Hidden among average Hood Riverites is a small cadre of people who have shared a life-changing, sometimes gruelling experience.
The countries in which they volunteered varied but each former Peace Corps volunteer answered a similar call to service in the name of peace.
"I wanted to serve my country by doing something other than soldiering," said Jeff Hunter, retired Hood River realtor and Peace Corps volunteer (PCV) from 1968-1970.
Hunter's desire to serve while focusing on peace is a sentiment shared by the other dozen or so known local PCVs, along with thousands of current and former PCVs across the country.
March 2011 marks the 50-year anniversary of the founding of the Peace Corps, initiated by an October 1960 impromptu speech delivered by then-presidential candidate John F. Kennedy.
Once inaugurated, Kennedy officially formed the Peace Corps in March 1961.
A nationwide celebration is under way to honor the founding month, and in communities across the country former PCVs are gathering to mark the event.
Local PCVs will be gathering to share their stories and meet one another on March 13, at the home of former PCV Leanne Hogie.
"Since 1961, nearly 200,000 Americans have taken two years to live in villages and cities around the world and provide technical assistance to the world's poorest people," said Hogie in an e-mail to the News.
Hunter, who served in El Salvador as a fisheries advisor and helped establish a fisherman's cooperative, hopes to change his plans to make the gathering.
"The cooperative I started is still operating very successfully today and when I visited in 2005 there were a few white-haired old guys who remembered me," he said.

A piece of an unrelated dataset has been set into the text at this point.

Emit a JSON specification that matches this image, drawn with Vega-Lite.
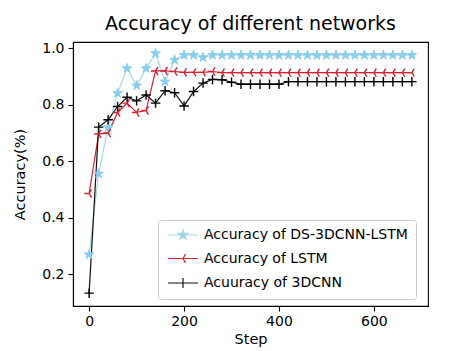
{
  "$schema": "https://vega.github.io/schema/vega-lite/v6.json",
  "width": 355,
  "height": 264,
  "autosize": {"type": "none"},
  "padding": {"left": 73, "top": 42, "right": 46, "bottom": 45},
  "background": "white",
  "config": {
    "font": "DejaVu Sans",
    "view": {"stroke": "black", "strokeWidth": 1.1},
    "axis": {"grid": false, "domainColor": "black", "tickColor": "black", "labelColor": "black", "titleColor": "black", "labelFont": "DejaVu Sans", "titleFont": "DejaVu Sans", "labelFontSize": 14, "titleFontSize": 14.5, "titleFontWeight": "normal", "tickSize": 5, "domainWidth": 1.1, "tickWidth": 1.1}
  },
  "title": {"text": "Accuracy of different networks", "font": "DejaVu Sans", "fontSize": 19, "fontWeight": "normal", "color": "black", "anchor": "middle", "offset": 7},
  "datasets": {
    "acc": [
      {"step": 0, "s": "Accuracy of DS-3DCNN-LSTM", "acc": 0.27},
      {"step": 20, "s": "Accuracy of DS-3DCNN-LSTM", "acc": 0.556},
      {"step": 40, "s": "Accuracy of DS-3DCNN-LSTM", "acc": 0.72},
      {"step": 60, "s": "Accuracy of DS-3DCNN-LSTM", "acc": 0.841},
      {"step": 80, "s": "Accuracy of DS-3DCNN-LSTM", "acc": 0.929},
      {"step": 100, "s": "Accuracy of DS-3DCNN-LSTM", "acc": 0.868},
      {"step": 120, "s": "Accuracy of DS-3DCNN-LSTM", "acc": 0.929},
      {"step": 140, "s": "Accuracy of DS-3DCNN-LSTM", "acc": 0.982},
      {"step": 160, "s": "Accuracy of DS-3DCNN-LSTM", "acc": 0.882},
      {"step": 180, "s": "Accuracy of DS-3DCNN-LSTM", "acc": 0.959},
      {"step": 200, "s": "Accuracy of DS-3DCNN-LSTM", "acc": 0.976},
      {"step": 220, "s": "Accuracy of DS-3DCNN-LSTM", "acc": 0.976},
      {"step": 240, "s": "Accuracy of DS-3DCNN-LSTM", "acc": 0.968},
      {"step": 260, "s": "Accuracy of DS-3DCNN-LSTM", "acc": 0.976},
      {"step": 280, "s": "Accuracy of DS-3DCNN-LSTM", "acc": 0.976},
      {"step": 300, "s": "Accuracy of DS-3DCNN-LSTM", "acc": 0.976},
      {"step": 320, "s": "Accuracy of DS-3DCNN-LSTM", "acc": 0.976},
      {"step": 340, "s": "Accuracy of DS-3DCNN-LSTM", "acc": 0.976},
      {"step": 360, "s": "Accuracy of DS-3DCNN-LSTM", "acc": 0.976},
      {"step": 380, "s": "Accuracy of DS-3DCNN-LSTM", "acc": 0.976},
      {"step": 400, "s": "Accuracy of DS-3DCNN-LSTM", "acc": 0.976},
      {"step": 420, "s": "Accuracy of DS-3DCNN-LSTM", "acc": 0.976},
      {"step": 440, "s": "Accuracy of DS-3DCNN-LSTM", "acc": 0.976},
      {"step": 460, "s": "Accuracy of DS-3DCNN-LSTM", "acc": 0.976},
      {"step": 480, "s": "Accuracy of DS-3DCNN-LSTM", "acc": 0.976},
      {"step": 500, "s": "Accuracy of DS-3DCNN-LSTM", "acc": 0.976},
      {"step": 520, "s": "Accuracy of DS-3DCNN-LSTM", "acc": 0.976},
      {"step": 540, "s": "Accuracy of DS-3DCNN-LSTM", "acc": 0.976},
      {"step": 560, "s": "Accuracy of DS-3DCNN-LSTM", "acc": 0.976},
      {"step": 580, "s": "Accuracy of DS-3DCNN-LSTM", "acc": 0.976},
      {"step": 600, "s": "Accuracy of DS-3DCNN-LSTM", "acc": 0.976},
      {"step": 620, "s": "Accuracy of DS-3DCNN-LSTM", "acc": 0.976},
      {"step": 640, "s": "Accuracy of DS-3DCNN-LSTM", "acc": 0.976},
      {"step": 660, "s": "Accuracy of DS-3DCNN-LSTM", "acc": 0.976},
      {"step": 680, "s": "Accuracy of DS-3DCNN-LSTM", "acc": 0.976},
      {"step": 0, "s": "Accuracy of LSTM", "acc": 0.486},
      {"step": 20, "s": "Accuracy of LSTM", "acc": 0.697},
      {"step": 40, "s": "Accuracy of LSTM", "acc": 0.7},
      {"step": 60, "s": "Accuracy of LSTM", "acc": 0.773},
      {"step": 80, "s": "Accuracy of LSTM", "acc": 0.806},
      {"step": 100, "s": "Accuracy of LSTM", "acc": 0.773},
      {"step": 120, "s": "Accuracy of LSTM", "acc": 0.78},
      {"step": 140, "s": "Accuracy of LSTM", "acc": 0.92},
      {"step": 160, "s": "Accuracy of LSTM", "acc": 0.92},
      {"step": 180, "s": "Accuracy of LSTM", "acc": 0.918},
      {"step": 200, "s": "Accuracy of LSTM", "acc": 0.915},
      {"step": 220, "s": "Accuracy of LSTM", "acc": 0.915},
      {"step": 240, "s": "Accuracy of LSTM", "acc": 0.915},
      {"step": 260, "s": "Accuracy of LSTM", "acc": 0.918},
      {"step": 280, "s": "Accuracy of LSTM", "acc": 0.914},
      {"step": 300, "s": "Accuracy of LSTM", "acc": 0.914},
      {"step": 320, "s": "Accuracy of LSTM", "acc": 0.914},
      {"step": 340, "s": "Accuracy of LSTM", "acc": 0.914},
      {"step": 360, "s": "Accuracy of LSTM", "acc": 0.914},
      {"step": 380, "s": "Accuracy of LSTM", "acc": 0.914},
      {"step": 400, "s": "Accuracy of LSTM", "acc": 0.914},
      {"step": 420, "s": "Accuracy of LSTM", "acc": 0.914},
      {"step": 440, "s": "Accuracy of LSTM", "acc": 0.914},
      {"step": 460, "s": "Accuracy of LSTM", "acc": 0.914},
      {"step": 480, "s": "Accuracy of LSTM", "acc": 0.914},
      {"step": 500, "s": "Accuracy of LSTM", "acc": 0.914},
      {"step": 520, "s": "Accuracy of LSTM", "acc": 0.914},
      {"step": 540, "s": "Accuracy of LSTM", "acc": 0.914},
      {"step": 560, "s": "Accuracy of LSTM", "acc": 0.914},
      {"step": 580, "s": "Accuracy of LSTM", "acc": 0.914},
      {"step": 600, "s": "Accuracy of LSTM", "acc": 0.914},
      {"step": 620, "s": "Accuracy of LSTM", "acc": 0.914},
      {"step": 640, "s": "Accuracy of LSTM", "acc": 0.914},
      {"step": 660, "s": "Accuracy of LSTM", "acc": 0.914},
      {"step": 680, "s": "Accuracy of LSTM", "acc": 0.914},
      {"step": 0, "s": "Acuuracy of 3DCNN", "acc": 0.133},
      {"step": 20, "s": "Acuuracy of 3DCNN", "acc": 0.721},
      {"step": 40, "s": "Acuuracy of 3DCNN", "acc": 0.747},
      {"step": 60, "s": "Acuuracy of 3DCNN", "acc": 0.794},
      {"step": 80, "s": "Acuuracy of 3DCNN", "acc": 0.827},
      {"step": 100, "s": "Acuuracy of 3DCNN", "acc": 0.814},
      {"step": 120, "s": "Acuuracy of 3DCNN", "acc": 0.835},
      {"step": 140, "s": "Acuuracy of 3DCNN", "acc": 0.806},
      {"step": 160, "s": "Acuuracy of 3DCNN", "acc": 0.85},
      {"step": 180, "s": "Acuuracy of 3DCNN", "acc": 0.843},
      {"step": 200, "s": "Acuuracy of 3DCNN", "acc": 0.796},
      {"step": 220, "s": "Acuuracy of 3DCNN", "acc": 0.847},
      {"step": 240, "s": "Acuuracy of 3DCNN", "acc": 0.877},
      {"step": 260, "s": "Acuuracy of 3DCNN", "acc": 0.89},
      {"step": 280, "s": "Acuuracy of 3DCNN", "acc": 0.889},
      {"step": 300, "s": "Acuuracy of 3DCNN", "acc": 0.88},
      {"step": 320, "s": "Acuuracy of 3DCNN", "acc": 0.873},
      {"step": 340, "s": "Acuuracy of 3DCNN", "acc": 0.873},
      {"step": 360, "s": "Acuuracy of 3DCNN", "acc": 0.873},
      {"step": 380, "s": "Acuuracy of 3DCNN", "acc": 0.873},
      {"step": 400, "s": "Acuuracy of 3DCNN", "acc": 0.873},
      {"step": 420, "s": "Acuuracy of 3DCNN", "acc": 0.882},
      {"step": 440, "s": "Acuuracy of 3DCNN", "acc": 0.882},
      {"step": 460, "s": "Acuuracy of 3DCNN", "acc": 0.882},
      {"step": 480, "s": "Acuuracy of 3DCNN", "acc": 0.882},
      {"step": 500, "s": "Acuuracy of 3DCNN", "acc": 0.882},
      {"step": 520, "s": "Acuuracy of 3DCNN", "acc": 0.882},
      {"step": 540, "s": "Acuuracy of 3DCNN", "acc": 0.882},
      {"step": 560, "s": "Acuuracy of 3DCNN", "acc": 0.882},
      {"step": 580, "s": "Acuuracy of 3DCNN", "acc": 0.882},
      {"step": 600, "s": "Acuuracy of 3DCNN", "acc": 0.882},
      {"step": 620, "s": "Acuuracy of 3DCNN", "acc": 0.882},
      {"step": 640, "s": "Acuuracy of 3DCNN", "acc": 0.882},
      {"step": 660, "s": "Acuuracy of 3DCNN", "acc": 0.882},
      {"step": 680, "s": "Acuuracy of 3DCNN", "acc": 0.882}
    ]
  },
  "data": {"name": "acc"},
  "encoding": {
    "x": {"field": "step", "type": "quantitative", "scale": {"domain": [-34, 714], "nice": false, "zero": false}, "axis": {"values": [0, 200, 400, 600], "title": "Step", "labelPadding": 3, "titlePadding": 4}},
    "y": {"field": "acc", "type": "quantitative", "scale": {"domain": [0.0875, 1.0225], "nice": false, "zero": false}, "axis": {"values": [0.2, 0.4, 0.6, 0.8, 1.0], "format": ".1f", "title": "Accuracy(%)", "labelPadding": 4, "titlePadding": 14}}
  },
  "layer": [
    {
      "mark": {"type": "line", "strokeWidth": 1.2},
      "encoding": {
        "color": {
          "field": "s", "type": "nominal",
          "scale": {"domain": ["Accuracy of DS-3DCNN-LSTM", "Accuracy of LSTM", "Acuuracy of 3DCNN"], "range": ["#a8d8ea", "#d62030", "#111111"]},
          "legend": {
            "title": null, "orient": "none", "legendX": 85, "legendY": 178,
            "labelFont": "DejaVu Sans", "labelFontSize": 14, "labelColor": "black", "labelLimit": 0,
            "symbolSize": 100, "symbolStrokeWidth": 1.2, "symbolOffset": 10, "labelOffset": 14,
            "rowPadding": 9.5, "padding": 8, "strokeColor": "#cccccc", "fillColor": "white", "cornerRadius": 3,
            "encode": {"symbols": {"update": {
              "shape": {"signal": "datum.value === 'Accuracy of DS-3DCNN-LSTM' ? 'M-3,0L3,0M0,-1L0.2245,-0.309L0.951,-0.309L0.363,0.118L0.588,0.809L0,0.382L-0.588,0.809L-0.363,0.118L-0.951,-0.309L-0.2245,-0.309Z' : datum.value === 'Accuracy of LSTM' ? 'M-3,0L3,0M0,0L-1,0M0,0L0.5,-0.866M0,0L0.5,0.866' : 'M-3,0L3,0M-1,0L1,0M0,-1L0,1'"},
              "fill": {"signal": "datum.value === 'Accuracy of DS-3DCNN-LSTM' ? '#87ceeb' : 'transparent'"}
            }}}
          }
        }
      }
    },
    {
      "transform": [{"filter": "datum.s === 'Accuracy of DS-3DCNN-LSTM'"}],
      "mark": {"type": "point", "shape": "M0,-1L0.2245,-0.309L0.951,-0.309L0.363,0.118L0.588,0.809L0,0.382L-0.588,0.809L-0.363,0.118L-0.951,-0.309L-0.2245,-0.309Z", "filled": true, "fill": "#87ceeb", "stroke": "#87ceeb", "strokeWidth": 1, "opacity": 1, "size": 100}
    },
    {
      "transform": [{"filter": "datum.s === 'Accuracy of LSTM'"}],
      "mark": {"type": "point", "shape": "M0,0L-1,0M0,0L0.5,-0.866M0,0L0.5,0.866", "filled": false, "stroke": "#d62030", "strokeWidth": 1.4, "opacity": 1, "size": 90}
    },
    {
      "transform": [{"filter": "datum.s === 'Acuuracy of 3DCNN'"}],
      "mark": {"type": "point", "shape": "M-1,0L1,0M0,-1L0,1", "filled": false, "stroke": "#000000", "strokeWidth": 1.4, "opacity": 1, "size": 90}
    }
  ]
}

Though his volunteer work left a lasting economic impact, the greater results, according to Hunter, were the lessons he took home himself.
"I learned that there wasn't much correlation between how much money one has and one's sense of happiness," he said. "I saw that a good life was about getting basic needs met and having a good family.
"I also learned that people everywhere want to live a peaceful life and a life with dignity."
In addition to the larger life lessons, Hunter learned the realities of working in a country with very few resources and poor infrastructure.
"I didn't get too much accomplished on the technical end of things," he said. To illustrate his observation Hunter shared the following stories:
"My (advisor's) boat took almost the full two years to be built and when it arrived, it broke apart on the first trip out to sea while carrying the fishermen I was advising. We had to bail like crazy to make it back from five miles out. None of the other fishermen could swim. It was a terrifying disaster."
Hunter also tried to build lobster pots to replace the practice of individual lobster diving.
"After we dropped the pots the very first time, the next day the bouys disappeared and then we began seeing the rope we used turning up in local handbags," Hunter said. The pots' short-term materials value was greater than the long-term possibility of easier lobstering.
Even with the challenges, Hunter believes his time as a PCV has helped him live a life based on the principles of peace.
"The Peace Corps is a fabulous, life-changing experience no one would ever forget."